[begin SUPPLIED DATA]

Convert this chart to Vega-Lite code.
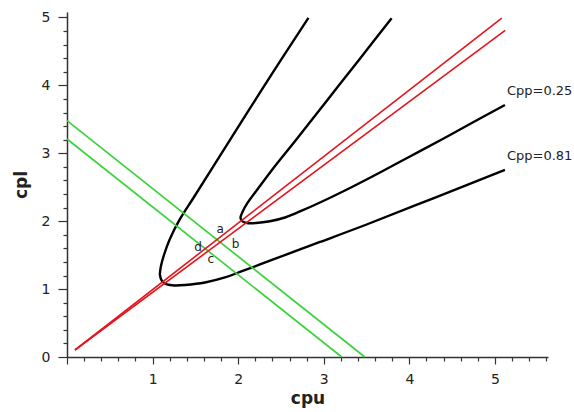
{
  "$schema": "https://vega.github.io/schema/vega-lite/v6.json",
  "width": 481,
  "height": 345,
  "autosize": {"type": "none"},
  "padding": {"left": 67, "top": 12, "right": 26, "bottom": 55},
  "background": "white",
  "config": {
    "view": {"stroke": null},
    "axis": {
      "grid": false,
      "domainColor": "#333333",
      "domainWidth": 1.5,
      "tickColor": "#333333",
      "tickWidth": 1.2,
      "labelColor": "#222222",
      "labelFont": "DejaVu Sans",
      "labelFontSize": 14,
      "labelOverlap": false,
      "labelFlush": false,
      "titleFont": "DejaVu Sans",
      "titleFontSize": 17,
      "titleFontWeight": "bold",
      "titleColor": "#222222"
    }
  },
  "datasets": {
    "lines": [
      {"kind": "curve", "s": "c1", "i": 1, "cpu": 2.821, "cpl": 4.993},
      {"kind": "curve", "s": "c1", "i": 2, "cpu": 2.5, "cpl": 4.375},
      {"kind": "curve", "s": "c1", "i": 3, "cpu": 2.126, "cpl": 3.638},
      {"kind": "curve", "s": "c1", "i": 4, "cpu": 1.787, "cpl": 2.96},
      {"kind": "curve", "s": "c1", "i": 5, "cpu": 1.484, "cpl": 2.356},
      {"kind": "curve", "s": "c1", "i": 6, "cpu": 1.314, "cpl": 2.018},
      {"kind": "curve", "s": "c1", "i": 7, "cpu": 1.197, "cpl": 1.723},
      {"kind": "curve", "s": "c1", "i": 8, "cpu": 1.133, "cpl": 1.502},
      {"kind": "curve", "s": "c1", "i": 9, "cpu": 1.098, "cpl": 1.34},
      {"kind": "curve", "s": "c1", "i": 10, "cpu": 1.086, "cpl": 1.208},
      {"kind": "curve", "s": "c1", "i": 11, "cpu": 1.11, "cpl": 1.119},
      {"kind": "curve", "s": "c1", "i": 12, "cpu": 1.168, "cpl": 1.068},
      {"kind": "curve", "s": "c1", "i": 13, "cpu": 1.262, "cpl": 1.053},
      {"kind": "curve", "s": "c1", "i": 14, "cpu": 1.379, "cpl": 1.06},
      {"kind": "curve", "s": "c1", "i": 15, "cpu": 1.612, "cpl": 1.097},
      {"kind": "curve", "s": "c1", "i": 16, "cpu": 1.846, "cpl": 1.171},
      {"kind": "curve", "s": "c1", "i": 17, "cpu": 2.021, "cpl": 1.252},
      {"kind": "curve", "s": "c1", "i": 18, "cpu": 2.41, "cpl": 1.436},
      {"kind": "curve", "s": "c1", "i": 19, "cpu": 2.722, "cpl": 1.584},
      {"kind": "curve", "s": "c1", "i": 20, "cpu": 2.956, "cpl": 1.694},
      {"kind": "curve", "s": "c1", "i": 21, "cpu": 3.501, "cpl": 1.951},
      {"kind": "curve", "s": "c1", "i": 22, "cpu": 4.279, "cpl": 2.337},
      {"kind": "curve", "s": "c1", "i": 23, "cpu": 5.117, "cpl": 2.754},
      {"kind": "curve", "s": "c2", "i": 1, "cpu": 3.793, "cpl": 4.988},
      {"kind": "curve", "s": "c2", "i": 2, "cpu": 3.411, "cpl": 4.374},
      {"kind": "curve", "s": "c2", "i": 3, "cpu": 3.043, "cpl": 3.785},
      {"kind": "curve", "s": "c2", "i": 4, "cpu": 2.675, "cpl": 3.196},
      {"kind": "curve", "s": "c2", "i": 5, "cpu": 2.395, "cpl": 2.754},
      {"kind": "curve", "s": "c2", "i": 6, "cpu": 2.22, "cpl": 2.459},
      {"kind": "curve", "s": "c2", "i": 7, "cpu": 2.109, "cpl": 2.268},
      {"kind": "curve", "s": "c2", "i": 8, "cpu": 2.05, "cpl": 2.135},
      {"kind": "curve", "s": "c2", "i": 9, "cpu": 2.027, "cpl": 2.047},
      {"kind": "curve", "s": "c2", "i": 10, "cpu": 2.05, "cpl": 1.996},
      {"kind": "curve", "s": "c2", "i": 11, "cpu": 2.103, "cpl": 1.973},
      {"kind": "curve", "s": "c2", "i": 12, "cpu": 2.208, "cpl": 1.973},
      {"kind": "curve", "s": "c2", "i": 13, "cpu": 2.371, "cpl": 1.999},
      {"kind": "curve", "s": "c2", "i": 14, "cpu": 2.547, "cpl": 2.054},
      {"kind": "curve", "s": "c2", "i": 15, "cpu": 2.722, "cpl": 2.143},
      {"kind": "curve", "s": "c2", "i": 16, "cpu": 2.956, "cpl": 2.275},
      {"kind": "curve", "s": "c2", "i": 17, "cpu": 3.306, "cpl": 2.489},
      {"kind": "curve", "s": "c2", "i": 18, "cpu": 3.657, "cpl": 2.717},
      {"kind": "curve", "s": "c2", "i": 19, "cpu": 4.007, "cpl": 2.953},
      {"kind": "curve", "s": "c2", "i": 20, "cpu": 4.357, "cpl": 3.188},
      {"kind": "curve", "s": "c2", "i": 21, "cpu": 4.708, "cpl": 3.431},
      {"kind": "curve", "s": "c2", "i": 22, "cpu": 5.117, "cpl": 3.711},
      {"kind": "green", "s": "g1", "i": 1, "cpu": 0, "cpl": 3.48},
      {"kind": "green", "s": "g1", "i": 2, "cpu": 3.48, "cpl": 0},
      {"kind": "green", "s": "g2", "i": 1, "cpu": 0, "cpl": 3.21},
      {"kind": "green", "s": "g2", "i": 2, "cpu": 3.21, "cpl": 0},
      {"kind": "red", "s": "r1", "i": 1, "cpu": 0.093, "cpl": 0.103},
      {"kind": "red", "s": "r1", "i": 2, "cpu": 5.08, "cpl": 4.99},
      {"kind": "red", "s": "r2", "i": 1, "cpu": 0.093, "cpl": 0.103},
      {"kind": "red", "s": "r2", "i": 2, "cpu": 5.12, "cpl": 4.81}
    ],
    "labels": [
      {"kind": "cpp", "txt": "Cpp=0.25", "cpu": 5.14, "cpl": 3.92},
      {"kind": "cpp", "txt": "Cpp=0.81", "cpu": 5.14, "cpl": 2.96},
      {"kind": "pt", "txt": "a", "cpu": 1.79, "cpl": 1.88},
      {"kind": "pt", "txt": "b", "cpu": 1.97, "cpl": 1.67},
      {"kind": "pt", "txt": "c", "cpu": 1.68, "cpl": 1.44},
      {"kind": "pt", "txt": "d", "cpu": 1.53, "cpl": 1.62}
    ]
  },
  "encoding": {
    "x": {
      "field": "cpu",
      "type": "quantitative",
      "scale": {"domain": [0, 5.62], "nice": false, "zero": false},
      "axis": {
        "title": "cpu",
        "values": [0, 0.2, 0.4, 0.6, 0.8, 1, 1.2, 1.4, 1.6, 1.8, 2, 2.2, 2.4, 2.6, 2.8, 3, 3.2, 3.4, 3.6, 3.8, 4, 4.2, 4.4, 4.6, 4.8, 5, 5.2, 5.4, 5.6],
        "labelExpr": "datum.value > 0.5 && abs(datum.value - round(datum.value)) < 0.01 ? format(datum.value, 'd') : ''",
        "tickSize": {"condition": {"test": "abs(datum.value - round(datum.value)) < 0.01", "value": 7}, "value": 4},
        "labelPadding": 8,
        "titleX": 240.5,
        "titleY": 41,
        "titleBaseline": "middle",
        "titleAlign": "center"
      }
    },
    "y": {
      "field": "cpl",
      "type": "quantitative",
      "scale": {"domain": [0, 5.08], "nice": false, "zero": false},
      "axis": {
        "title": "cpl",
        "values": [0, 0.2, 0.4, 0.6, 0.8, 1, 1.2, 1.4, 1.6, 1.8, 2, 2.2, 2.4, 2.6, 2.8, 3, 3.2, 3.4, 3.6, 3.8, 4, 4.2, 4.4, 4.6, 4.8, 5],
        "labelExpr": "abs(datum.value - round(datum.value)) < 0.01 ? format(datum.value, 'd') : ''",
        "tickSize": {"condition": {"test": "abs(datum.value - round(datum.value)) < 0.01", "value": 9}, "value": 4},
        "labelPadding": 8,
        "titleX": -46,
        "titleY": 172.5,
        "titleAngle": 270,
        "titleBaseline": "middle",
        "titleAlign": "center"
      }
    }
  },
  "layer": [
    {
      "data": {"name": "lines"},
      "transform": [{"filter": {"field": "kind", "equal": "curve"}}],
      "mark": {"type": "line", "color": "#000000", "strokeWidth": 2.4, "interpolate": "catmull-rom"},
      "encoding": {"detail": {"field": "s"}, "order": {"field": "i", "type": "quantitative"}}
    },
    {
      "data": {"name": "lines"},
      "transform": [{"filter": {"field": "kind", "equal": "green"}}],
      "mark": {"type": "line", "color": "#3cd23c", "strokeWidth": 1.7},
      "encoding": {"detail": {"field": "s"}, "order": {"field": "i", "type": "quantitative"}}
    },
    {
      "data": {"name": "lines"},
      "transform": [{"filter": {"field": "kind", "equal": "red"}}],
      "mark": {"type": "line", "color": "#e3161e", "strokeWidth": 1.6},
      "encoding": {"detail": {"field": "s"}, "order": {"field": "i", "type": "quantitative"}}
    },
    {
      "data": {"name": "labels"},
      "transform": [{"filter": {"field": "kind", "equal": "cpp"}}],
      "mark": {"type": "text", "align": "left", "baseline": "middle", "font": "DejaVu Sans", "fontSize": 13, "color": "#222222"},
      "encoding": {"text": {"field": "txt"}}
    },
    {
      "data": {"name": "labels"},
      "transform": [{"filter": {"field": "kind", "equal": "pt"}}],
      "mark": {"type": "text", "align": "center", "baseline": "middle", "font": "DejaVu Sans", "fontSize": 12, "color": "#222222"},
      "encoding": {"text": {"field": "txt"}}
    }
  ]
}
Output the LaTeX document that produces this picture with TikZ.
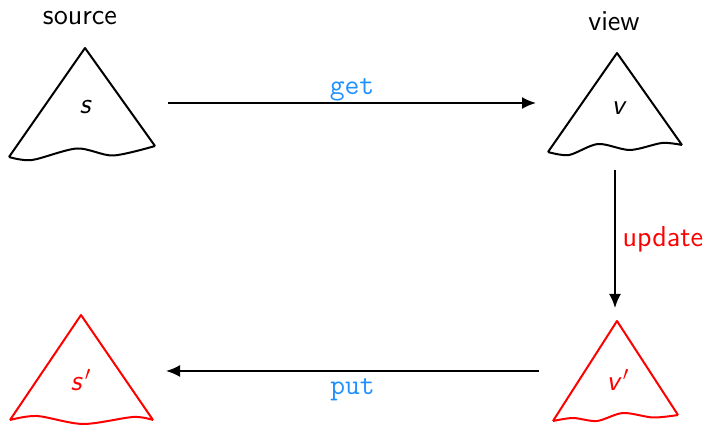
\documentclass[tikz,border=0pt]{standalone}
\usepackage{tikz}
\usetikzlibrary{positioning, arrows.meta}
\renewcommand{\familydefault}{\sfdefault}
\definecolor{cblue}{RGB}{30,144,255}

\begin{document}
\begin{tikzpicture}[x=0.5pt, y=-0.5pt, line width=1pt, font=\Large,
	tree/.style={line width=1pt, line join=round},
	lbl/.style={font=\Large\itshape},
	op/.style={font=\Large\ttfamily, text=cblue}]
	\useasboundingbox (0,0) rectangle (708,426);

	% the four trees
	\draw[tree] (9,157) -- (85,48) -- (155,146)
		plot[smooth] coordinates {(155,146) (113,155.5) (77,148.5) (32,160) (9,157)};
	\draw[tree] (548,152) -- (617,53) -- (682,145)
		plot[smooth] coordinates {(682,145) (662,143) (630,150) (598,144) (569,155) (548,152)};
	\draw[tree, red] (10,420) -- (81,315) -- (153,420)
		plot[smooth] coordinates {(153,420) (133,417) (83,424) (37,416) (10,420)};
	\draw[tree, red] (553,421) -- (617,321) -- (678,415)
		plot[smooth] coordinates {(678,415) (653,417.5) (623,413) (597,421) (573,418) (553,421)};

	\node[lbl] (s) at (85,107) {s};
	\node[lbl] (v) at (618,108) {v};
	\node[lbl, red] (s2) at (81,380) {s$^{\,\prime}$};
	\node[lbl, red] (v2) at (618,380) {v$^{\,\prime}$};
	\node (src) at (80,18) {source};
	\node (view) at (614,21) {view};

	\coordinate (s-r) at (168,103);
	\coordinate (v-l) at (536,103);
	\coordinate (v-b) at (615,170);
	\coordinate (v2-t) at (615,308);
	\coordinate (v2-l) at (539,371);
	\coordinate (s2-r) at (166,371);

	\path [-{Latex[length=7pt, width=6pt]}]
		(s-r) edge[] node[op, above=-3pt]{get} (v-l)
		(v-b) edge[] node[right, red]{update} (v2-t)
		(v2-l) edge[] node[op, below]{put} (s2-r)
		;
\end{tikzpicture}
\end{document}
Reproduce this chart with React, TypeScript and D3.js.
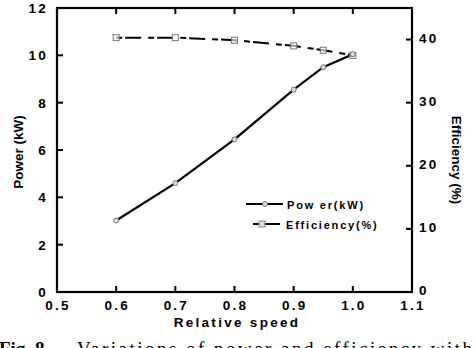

[end SUPPLIED DATA]

**PROBLEM TO SOLVE:** From the records given above, copy all lines containing "with".

**WRITTEN RESPONSE:**
Output the LaTeX document that produces this picture with TikZ.
Reproduce this chart with React, TypeScript and D3.js.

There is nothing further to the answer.